El hecho del nacimiento del arte gótico ha sido objeto de gran cantidad de estudios desde hace muchos años. Cuando tomamos entre nuestras manos un libro de Historia del Arte apunta unas causas que todos recordamos: el desarrollo de las ciudades dentro de unas murallas que protegen a los que viven en su interior; una economía que crece despegada de una crisis que ha sacado lo peor de la gente; los nuevos impuestos que deben sufragar las nuevas construcciones y el final de un régimen aristocrático y feudal; la creciente especialización de los artesanos que empiezan a manufacturar sus creaciones en una especie de primigenia revolución industrial sin precedentes; la aparición de los gremios que generan la producción intensiva y, sobre todo, la evolución desde el románico con un largo período de tanteos. Pienso que esta última causa no se sostiene, a no ser que pensemos que esa evolución supone dos o tres décadas. Lo cierto es que lo que hizo el abad Suger de Saint-Denis en su abadía no tiene nada de evolutivo sino de revolucionario. No pretendo cuestionar estas causas, que son reales, porque se dieron en el tiempo y el lugar que nos ocupa, pero son aportadas desde una perspectiva incompleta, como puede resultar la del historiador y la del artista.
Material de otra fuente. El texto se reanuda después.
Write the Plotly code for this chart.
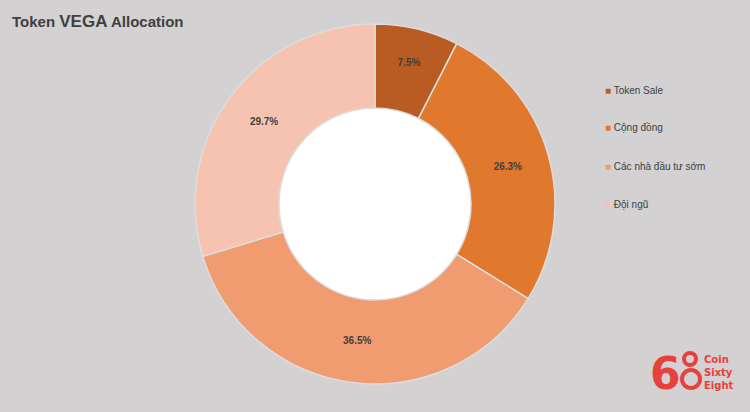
import plotly.graph_objects as go

labels = ["Token Sale", "Cộng đồng", "Các nhà đầu tư sớm", "Đội ngũ"]
values = [7.5, 26.3, 36.5, 29.7]
colors = ["#b85c24", "#e0782d", "#f19b70", "#f6c3b0"]

W, H = 750, 412
cx, cy, r, rh = 375, 204, 180, 96


def px(x):
    return x / W


def py(y):
    return (H - y) / H


fig = go.Figure(go.Pie(
    labels=labels, values=values, sort=False, direction="clockwise", rotation=0,
    hole=rh / r, marker=dict(colors=colors, line=dict(color="#dddddd", width=1.5)),
    texttemplate="<b>%{value:.1f}%</b>", textposition="inside", insidetextorientation="horizontal",
    textfont=dict(family="Liberation Sans", size=10, color="#404040"),
    showlegend=False, hoverinfo="skip",
    domain=dict(x=[px(cx - r), px(cx + r)], y=[py(cy + r), py(cy - r)]),
))

# white centre
fig.add_shape(type="circle", xref="paper", yref="paper", layer="below",
              x0=px(cx - rh), x1=px(cx + rh), y0=py(cy + rh), y1=py(cy - rh),
              fillcolor="white", line=dict(width=0))

# legend drawn by hand for the wide spacing
for i, (lab, col) in enumerate(zip(labels, colors)):
    fig.add_annotation(xref="paper", yref="paper", x=px(603), y=py(90 + i * 38),
                       xanchor="left", yanchor="middle", showarrow=False,
                       text=f"<span style='color:{col}'>■</span> {lab}",
                       font=dict(family="Liberation Sans", size=10, color="#404040"))

fig.add_annotation(xref="paper", yref="paper", x=px(10), y=py(22), xanchor="left",
                   yanchor="middle", showarrow=False,
                   text="<b>Token <span style='font-size:17px'>VEGA</span> Allocation</b>",
                   font=dict(family="Liberation Sans", size=15, color="#404040"))

# logo
red = "#e8403a"
fig.add_annotation(xref="paper", yref="paper", x=px(648), y=py(373), xanchor="left",
                   yanchor="middle", showarrow=False, text="<b>6</b>",
                   font=dict(family="DejaVu Sans", size=44, color=red))
for (ox, oy, rr) in [(690, 359, 6), (691, 379, 9)]:
    fig.add_shape(type="circle", xref="paper", yref="paper",
                  x0=px(ox - rr), x1=px(ox + rr), y0=py(oy + rr), y1=py(oy - rr),
                  line=dict(color=red, width=4))
fig.add_annotation(xref="paper", yref="paper", x=px(702), y=py(372), xanchor="left",
                   yanchor="middle", showarrow=False, text="<b>Coin<br>Sixty<br>Eight</b>", align="left",
                   font=dict(family="DejaVu Sans", size=10, color=red))

fig.update_layout(width=W, height=H, margin=dict(l=0, r=0, t=0, b=0),
                  paper_bgcolor="#d3d1d1", plot_bgcolor="#d3d1d1")
fig.write_html("out.html", config={"displayModeBar": False},
               post_script="document.body.style.margin='0';")
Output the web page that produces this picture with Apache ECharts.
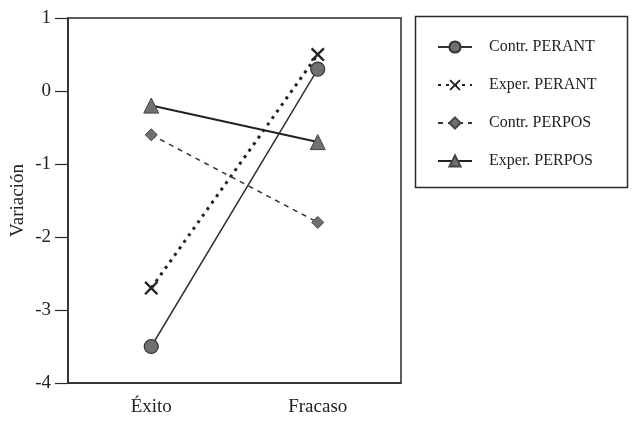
<!DOCTYPE html>
<html>
<head>
<meta charset="utf-8">
<script src="https://cdn.jsdelivr.net/npm/echarts@6/dist/echarts.min.js"></script>
<style>html,body{margin:0;padding:0;background:#fff}#c{width:633px;height:423px}</style>
</head>
<body>
<div id="c"></div>
<script>
var categories = ['Éxito', 'Fracaso'];
var seriesNames = ['Contr. PERANT', 'Exper. PERANT', 'Contr. PERPOS', 'Exper. PERPOS'];
var contrPerant = [-3.5, 0.3];
var experPerant = [-2.7, 0.5];
var contrPerpos = [-0.6, -1.8];
var experPerpos = [-0.2, -0.7];
var yTicks = [-4, -3, -2, -1, 0, 1];

var serif = '"Liberation Serif", "DejaVu Serif", serif';
var xPath = 'path://M0,1.2L1.2,0L5,3.8L8.8,0L10,1.2L6.2,5L10,8.8L8.8,10L5,6.2L1.2,10L0,8.8L3.8,5Z';

var chart = echarts.init(document.getElementById('c'), null, {renderer: 'canvas'});
chart.setOption({
  animation: false,
  backgroundColor: '#fff',
  grid: {left: 68, right: 232, top: 18, bottom: 40, containLabel: false, outerBoundsMode: 'none',
         show: true, borderColor: '#2a2a2a', borderWidth: 1.5, backgroundColor: 'transparent'},
  xAxis: {
    type: 'category', data: categories, boundaryGap: true,
    axisLine: {onZero: false, lineStyle: {color: '#2a2a2a', width: 1.5}},
    axisTick: {alignWithLabel: true, length: 12, lineStyle: {color: '#2a2a2a', width: 1.2}},
    axisLabel: {color: '#222', fontFamily: serif, fontSize: 19, margin: 15},
    splitLine: {show: false}
  },
  yAxis: {
    type: 'value', min: yTicks[0], max: yTicks[yTicks.length - 1], interval: 1,
    name: 'Variación', nameLocation: 'middle', nameGap: 40, nameMoveOverlap: false,
    nameTextStyle: {color: '#222', fontFamily: serif, fontSize: 19},
    axisLine: {show: true, onZero: false, lineStyle: {color: '#2a2a2a', width: 1.5}},
    axisTick: {show: true, length: 13, lineStyle: {color: '#2a2a2a', width: 1.2}},
    axisLabel: {color: '#222', fontFamily: serif, fontSize: 19, margin: 17},
    splitLine: {show: false}
  },
  legend: {
    orient: 'vertical', left: 432, top: 34,
    itemWidth: 34, itemHeight: 14, itemGap: 22,
    textStyle: {color: '#222', fontFamily: serif, fontSize: 16, padding: [0, 0, 0, 12]},
    data: seriesNames
  },
  graphic: [{type: 'rect', shape: {x: 415.5, y: 16.5, width: 212, height: 171}, style: {fill: 'none', stroke: '#2a2a2a', lineWidth: 1.5}, silent: true}],
  series: [
    {name: seriesNames[0], type: 'line', data: contrPerant, symbol: 'circle', symbolSize: 14,
     lineStyle: {color: '#333', width: 1.5, type: 'solid'},
     itemStyle: {color: '#707070', borderColor: '#333', borderWidth: 1.2}},
    {name: seriesNames[1], type: 'line', data: experPerant, symbol: xPath, symbolSize: 14,
     lineStyle: {color: '#222', width: 3, type: [3, 5]},
     itemStyle: {color: '#222', borderWidth: 0}},
    {name: seriesNames[2], type: 'line', data: contrPerpos, symbol: 'diamond', symbolSize: 12,
     lineStyle: {color: '#333', width: 1.5, type: [5, 5]},
     itemStyle: {color: '#707070', borderColor: '#444', borderWidth: 1}},
    {name: seriesNames[3], type: 'line', data: experPerpos, symbol: 'triangle', symbolSize: 15,
     lineStyle: {color: '#222', width: 2, type: 'solid'},
     itemStyle: {color: '#707070', borderColor: '#444', borderWidth: 1}}
  ]
});
</script>
</body>
</html>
En un mundo donde la religiosidad es fundamental, porque organiza la vida y el alma de los ciudadanos, no podemos olvidar las causas teológicas de todo lo que sucede, porque la religión impregna la vida de todo y de todos en el Medievo. Además, se trata de una creación artística que va a desarrollarse para la Iglesia y en la iglesia, pensando en los fieles que van al templo a vivir y escuchar la liturgia; planificada por eclesiásticos que viven su existencia entre la oración, el trabajo y la gestión de esas pequeñas ciudades que eran los monasterios y pensada desde unas raíces que quieren poner el Evangelio en el centro de la vida. Es una época de entusiasmos religiosos, de riqueza material y de mirada al horizonte, un horizonte que es muy corto en la iglesia románica y que debe alargarse en la verticalidad, apuntando hacia Dios.
Respecto a la interpretación espacial del edificio religioso, con el paso del estilo románico al estilo gótico, se puede afirmar que si en el templo románico la transcendencia se hace inmanente a través de esa oscuridad espacial que invita al misterio, en el arte gótico es la inmanencia la que busca lo transcendente convirtiendo el espacio sacro en luminosidad radiante. Es el paso del teocentrismo al antropocentrismo.